§ MATERIAL PROVIDED

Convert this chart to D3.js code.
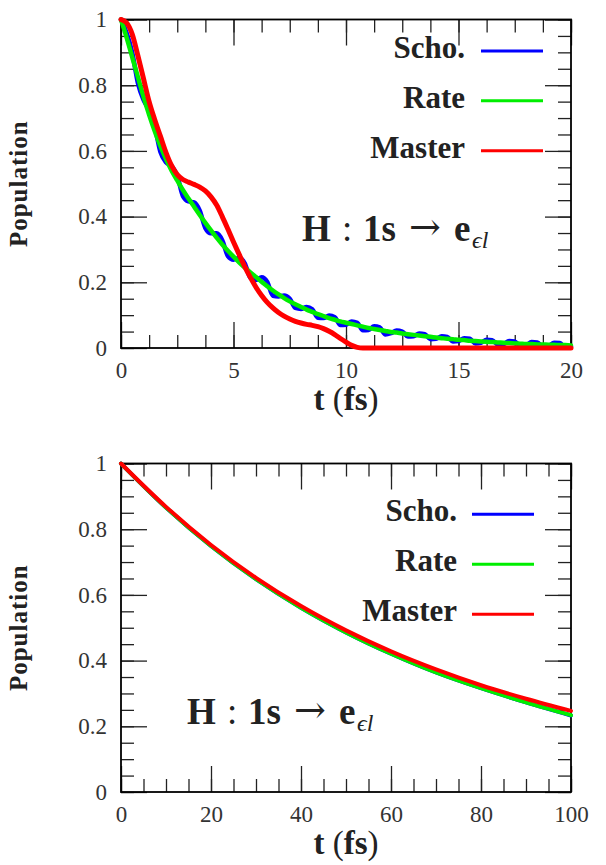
...
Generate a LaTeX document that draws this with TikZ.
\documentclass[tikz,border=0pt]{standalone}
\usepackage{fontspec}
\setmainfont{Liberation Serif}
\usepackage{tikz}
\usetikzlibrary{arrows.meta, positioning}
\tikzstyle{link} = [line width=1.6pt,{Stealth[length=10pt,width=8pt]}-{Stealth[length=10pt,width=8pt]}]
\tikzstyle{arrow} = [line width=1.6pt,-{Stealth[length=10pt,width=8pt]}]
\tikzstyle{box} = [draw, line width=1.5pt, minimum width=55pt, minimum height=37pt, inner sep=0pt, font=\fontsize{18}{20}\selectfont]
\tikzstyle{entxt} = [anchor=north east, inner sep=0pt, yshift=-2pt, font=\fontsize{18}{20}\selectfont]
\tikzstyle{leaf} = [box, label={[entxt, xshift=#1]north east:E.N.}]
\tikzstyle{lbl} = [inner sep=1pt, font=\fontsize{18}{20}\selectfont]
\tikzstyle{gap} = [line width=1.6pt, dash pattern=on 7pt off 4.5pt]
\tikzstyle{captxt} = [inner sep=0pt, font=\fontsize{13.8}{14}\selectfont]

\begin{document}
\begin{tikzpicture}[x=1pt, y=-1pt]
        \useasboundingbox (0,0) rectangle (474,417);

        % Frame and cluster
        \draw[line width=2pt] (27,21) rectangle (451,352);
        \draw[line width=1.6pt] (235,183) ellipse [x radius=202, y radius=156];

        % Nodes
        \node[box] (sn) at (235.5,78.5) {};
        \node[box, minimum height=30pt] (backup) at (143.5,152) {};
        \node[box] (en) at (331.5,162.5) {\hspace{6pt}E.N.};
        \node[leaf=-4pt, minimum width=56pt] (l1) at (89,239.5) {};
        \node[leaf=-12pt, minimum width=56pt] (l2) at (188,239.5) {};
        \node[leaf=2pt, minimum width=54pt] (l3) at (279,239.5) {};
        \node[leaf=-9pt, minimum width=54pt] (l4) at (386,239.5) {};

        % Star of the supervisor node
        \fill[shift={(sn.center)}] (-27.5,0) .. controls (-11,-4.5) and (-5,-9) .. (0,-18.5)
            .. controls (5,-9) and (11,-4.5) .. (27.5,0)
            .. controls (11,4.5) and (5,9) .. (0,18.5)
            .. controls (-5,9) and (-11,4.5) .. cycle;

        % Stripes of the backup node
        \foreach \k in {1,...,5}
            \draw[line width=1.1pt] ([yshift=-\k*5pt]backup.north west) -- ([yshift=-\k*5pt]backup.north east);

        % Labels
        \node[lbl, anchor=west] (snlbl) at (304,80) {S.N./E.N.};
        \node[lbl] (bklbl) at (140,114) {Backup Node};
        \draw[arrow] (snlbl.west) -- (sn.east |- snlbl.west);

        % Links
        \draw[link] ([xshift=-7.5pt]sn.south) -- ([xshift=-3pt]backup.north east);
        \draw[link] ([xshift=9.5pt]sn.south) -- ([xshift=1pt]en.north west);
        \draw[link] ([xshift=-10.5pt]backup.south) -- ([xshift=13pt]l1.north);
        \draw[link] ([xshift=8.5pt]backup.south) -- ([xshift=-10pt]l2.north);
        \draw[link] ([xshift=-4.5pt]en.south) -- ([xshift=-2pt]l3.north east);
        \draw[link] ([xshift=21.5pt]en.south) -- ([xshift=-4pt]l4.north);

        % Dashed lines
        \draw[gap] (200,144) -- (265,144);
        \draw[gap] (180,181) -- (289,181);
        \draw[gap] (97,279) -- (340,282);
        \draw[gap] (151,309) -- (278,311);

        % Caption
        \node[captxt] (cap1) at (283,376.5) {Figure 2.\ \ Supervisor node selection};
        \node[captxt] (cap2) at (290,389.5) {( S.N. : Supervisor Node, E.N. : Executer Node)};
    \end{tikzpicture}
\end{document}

§ WHAT IS BEING ASKED
Reproduce exactly the lines from the line with "Generate a LaTeX" through the line with "radius=202, y radius=156];", both end lines included, and only those lines.

§ RESPONSE TO THIS EXERCISE
Generate a LaTeX document that draws this with TikZ.
\documentclass[tikz,border=0pt]{standalone}
\usepackage{fontspec}
\setmainfont{Liberation Serif}
\usepackage{tikz}
\usetikzlibrary{arrows.meta, positioning}
\tikzstyle{link} = [line width=1.6pt,{Stealth[length=10pt,width=8pt]}-{Stealth[length=10pt,width=8pt]}]
\tikzstyle{arrow} = [line width=1.6pt,-{Stealth[length=10pt,width=8pt]}]
\tikzstyle{box} = [draw, line width=1.5pt, minimum width=55pt, minimum height=37pt, inner sep=0pt, font=\fontsize{18}{20}\selectfont]
\tikzstyle{entxt} = [anchor=north east, inner sep=0pt, yshift=-2pt, font=\fontsize{18}{20}\selectfont]
\tikzstyle{leaf} = [box, label={[entxt, xshift=#1]north east:E.N.}]
\tikzstyle{lbl} = [inner sep=1pt, font=\fontsize{18}{20}\selectfont]
\tikzstyle{gap} = [line width=1.6pt, dash pattern=on 7pt off 4.5pt]
\tikzstyle{captxt} = [inner sep=0pt, font=\fontsize{13.8}{14}\selectfont]

\begin{document}
\begin{tikzpicture}[x=1pt, y=-1pt]
        \useasboundingbox (0,0) rectangle (474,417);

        % Frame and cluster
        \draw[line width=2pt] (27,21) rectangle (451,352);
        \draw[line width=1.6pt] (235,183) ellipse [x radius=202, y radius=156];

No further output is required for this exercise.